Just understand that I ain’t singing no blues or sad country western music here. I can’t afford the emotional psychiatry. All I can do is repeat what has become a recent mantra. It’s a bible verse: No matter where you will flee I will allow you to escape with your life.
Actually, I’m working overtime on that.
Right now I need to retrieve my life. I need peace of mind. I need to communicate with my son.
I need to seek justice. I mean, if not me, than whom? Who will do the job?
The ADA, Mizerable Thurston, not only refused to help me retrieve any iota of my life that Stephanie Blatt had stolen and hocked, she refused to listen to me that Stephanie has a mind of troubled waters.

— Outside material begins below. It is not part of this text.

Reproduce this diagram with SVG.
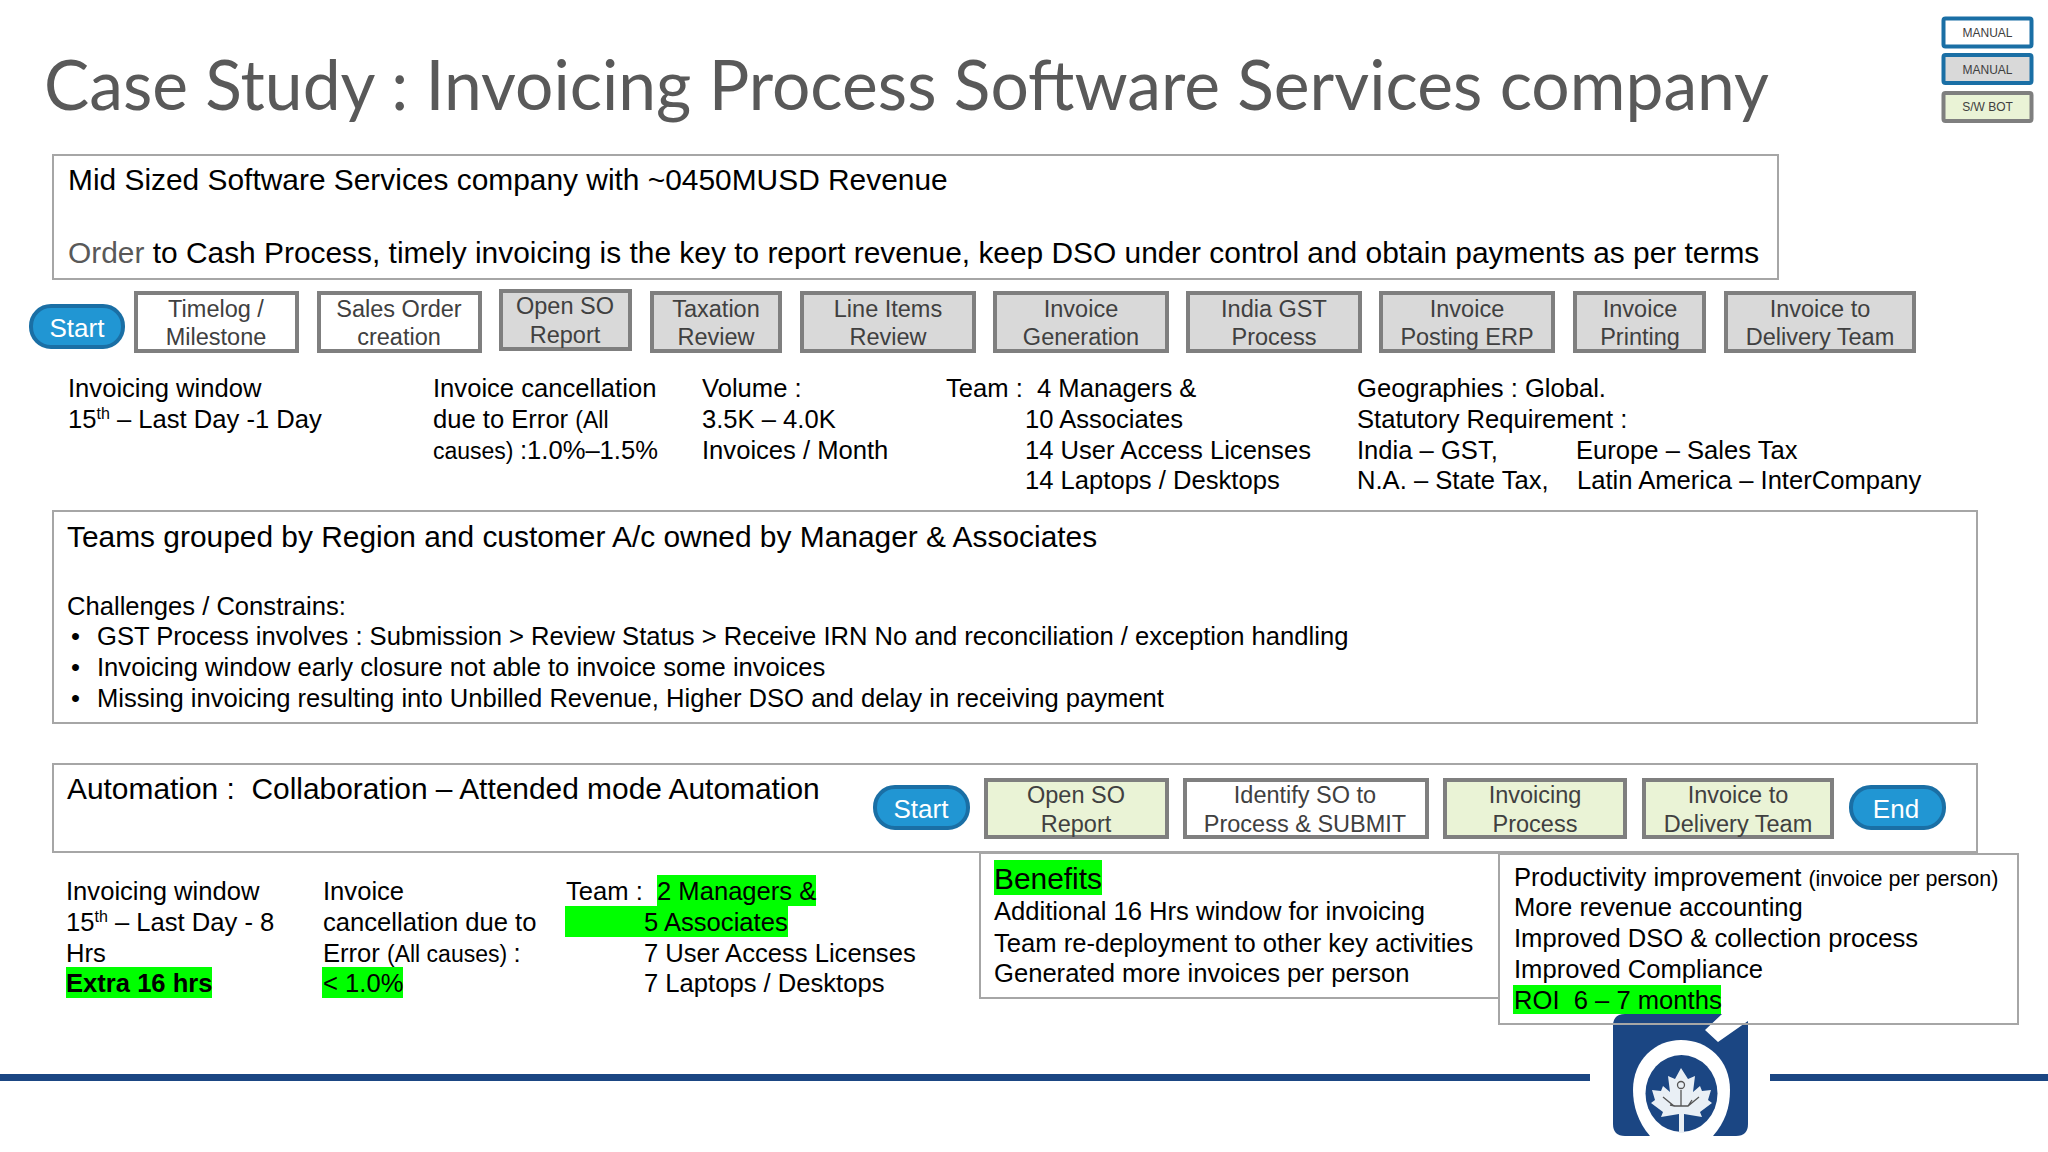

Of course, she was perfectly willing to think the worst of me even though she and the court doctors were forced by Stephanie’s prevarications to pronounce me absolutely innocent. And, sadly, they determined that I am not crazy.
Aw, shucks, ma’am.
But Stephanie, I attempted to relate, has a frightened, more primitive, entangled mind. Unlike a parachute, it often doesn’t function even when it is opened.
What Stephanie needs is some sort of Scarlet Letter. She needs to be cattle-prodded like dumb animals, subjected to painful reminders and consequences.

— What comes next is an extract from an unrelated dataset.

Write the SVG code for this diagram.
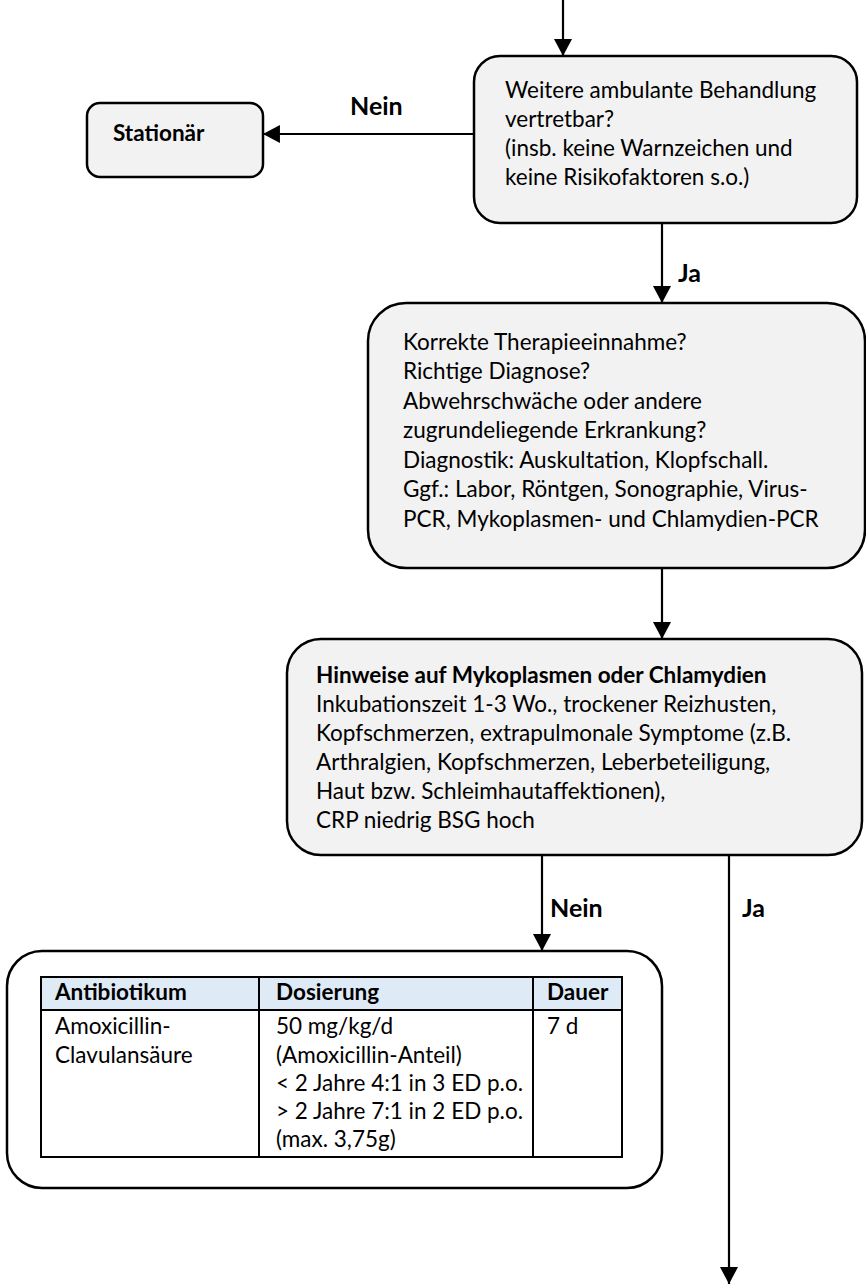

Yes, I would be lying not to admit that I have fantasies of revenge. Afterall revenge does calm the pain of betrayal.
What is the worse for me is not only that Stephanie filed all those scurrilous charges. And that ADA Mizerable Thurston found all the time in the world to believe her without ever chatting with me. Or, checking on my wife’s prior history.

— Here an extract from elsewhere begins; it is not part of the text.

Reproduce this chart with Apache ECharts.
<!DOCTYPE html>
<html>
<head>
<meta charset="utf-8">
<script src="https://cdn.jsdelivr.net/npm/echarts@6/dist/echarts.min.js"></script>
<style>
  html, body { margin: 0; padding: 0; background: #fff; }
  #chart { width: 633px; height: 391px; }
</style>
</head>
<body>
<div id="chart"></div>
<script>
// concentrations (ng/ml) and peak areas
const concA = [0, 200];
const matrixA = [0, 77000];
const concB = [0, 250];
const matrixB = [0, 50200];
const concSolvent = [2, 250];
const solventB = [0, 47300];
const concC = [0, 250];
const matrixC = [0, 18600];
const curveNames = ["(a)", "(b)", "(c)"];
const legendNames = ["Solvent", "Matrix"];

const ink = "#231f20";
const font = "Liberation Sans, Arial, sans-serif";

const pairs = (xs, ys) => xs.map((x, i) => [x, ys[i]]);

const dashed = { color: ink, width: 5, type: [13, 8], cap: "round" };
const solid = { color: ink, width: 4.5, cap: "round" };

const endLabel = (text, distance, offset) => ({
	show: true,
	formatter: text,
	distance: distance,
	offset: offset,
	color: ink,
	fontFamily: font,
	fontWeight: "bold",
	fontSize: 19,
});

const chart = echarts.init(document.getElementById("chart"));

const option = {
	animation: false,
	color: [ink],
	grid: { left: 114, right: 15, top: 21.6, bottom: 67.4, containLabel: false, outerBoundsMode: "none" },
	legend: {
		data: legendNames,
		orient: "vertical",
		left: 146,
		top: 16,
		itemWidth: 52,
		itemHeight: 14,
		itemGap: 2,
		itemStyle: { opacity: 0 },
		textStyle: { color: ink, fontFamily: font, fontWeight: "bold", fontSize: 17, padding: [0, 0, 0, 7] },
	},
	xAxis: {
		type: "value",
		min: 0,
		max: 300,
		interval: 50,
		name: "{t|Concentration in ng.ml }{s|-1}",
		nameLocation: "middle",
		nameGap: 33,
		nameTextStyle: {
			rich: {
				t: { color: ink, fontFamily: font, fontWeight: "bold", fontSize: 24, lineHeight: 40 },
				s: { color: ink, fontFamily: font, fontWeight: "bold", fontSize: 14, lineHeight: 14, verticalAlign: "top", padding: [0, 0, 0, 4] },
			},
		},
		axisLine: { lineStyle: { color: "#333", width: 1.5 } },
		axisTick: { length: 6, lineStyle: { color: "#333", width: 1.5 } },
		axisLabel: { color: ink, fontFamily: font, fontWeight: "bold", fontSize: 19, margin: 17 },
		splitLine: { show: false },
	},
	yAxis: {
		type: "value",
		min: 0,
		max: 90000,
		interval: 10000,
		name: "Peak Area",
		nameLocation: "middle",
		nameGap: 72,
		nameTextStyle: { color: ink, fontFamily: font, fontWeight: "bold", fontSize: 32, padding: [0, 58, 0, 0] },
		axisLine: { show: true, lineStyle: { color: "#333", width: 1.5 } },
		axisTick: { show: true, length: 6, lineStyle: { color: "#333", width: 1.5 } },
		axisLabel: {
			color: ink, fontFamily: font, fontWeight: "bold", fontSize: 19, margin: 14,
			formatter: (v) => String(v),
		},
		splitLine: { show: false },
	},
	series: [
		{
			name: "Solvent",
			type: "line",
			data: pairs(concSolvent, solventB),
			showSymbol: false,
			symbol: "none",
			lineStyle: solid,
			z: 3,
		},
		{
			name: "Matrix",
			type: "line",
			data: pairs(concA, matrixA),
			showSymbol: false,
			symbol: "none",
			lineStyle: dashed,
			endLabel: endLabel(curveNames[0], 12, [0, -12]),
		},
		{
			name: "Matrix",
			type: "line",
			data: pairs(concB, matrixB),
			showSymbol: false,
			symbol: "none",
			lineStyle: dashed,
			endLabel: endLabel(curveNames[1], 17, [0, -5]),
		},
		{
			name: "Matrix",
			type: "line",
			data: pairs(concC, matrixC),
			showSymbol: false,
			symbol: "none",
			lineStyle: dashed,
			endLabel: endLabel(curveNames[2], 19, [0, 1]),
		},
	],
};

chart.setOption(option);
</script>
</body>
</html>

That’s terrible enough. What is worse is that Stephanie failed in her honor, duty and commitment and word to set up visitations right for me and my son, Zakki.
After everyone – especially Mizerable Thurston — failed in what they (detectives and other ADAs) promised to do when we were all gathered in the same room, they all raced back to hide in the fog of bureaucracy.
So, I was the one who lost my son, and all my possessions. I was the one who lost my teeth. I was the one who lost my home and family. I was the one who lost everything. And everyone else went skipping back to their lives.
Time has past. Mizerable Thurston has gone back to the halitosis of her suffering legal intellect. Stephanie has run off with Zakki to, no doubt, yet another man’s house for shelter.
And now I am the one stuck in time. I have no one to blame but myself. For a period of time Stephanie had me convinced that I was nuts. Then after she overdosed me and I spent all that time recuperating in the hospital, everyone saw that the wrong person was under the microscope.
The DA’s office instructed me to get on with my life. I said thanks for nothing, and wondered aloud: What life do I have to get back to?
Wasn’t that just grand advice from people who have stolen your life.
Like I always say: I come in peace. Just don’t peece me off. Now you have. The rules apparently weren’t meant for everybody. And I don’t even want ‘em anymore. Now we’ll play by Drew’s view of all of you. I can only promise you this: It won’t be lawyers knocking on your door after midnight.
And dats yDrewIS on DIS penal colony.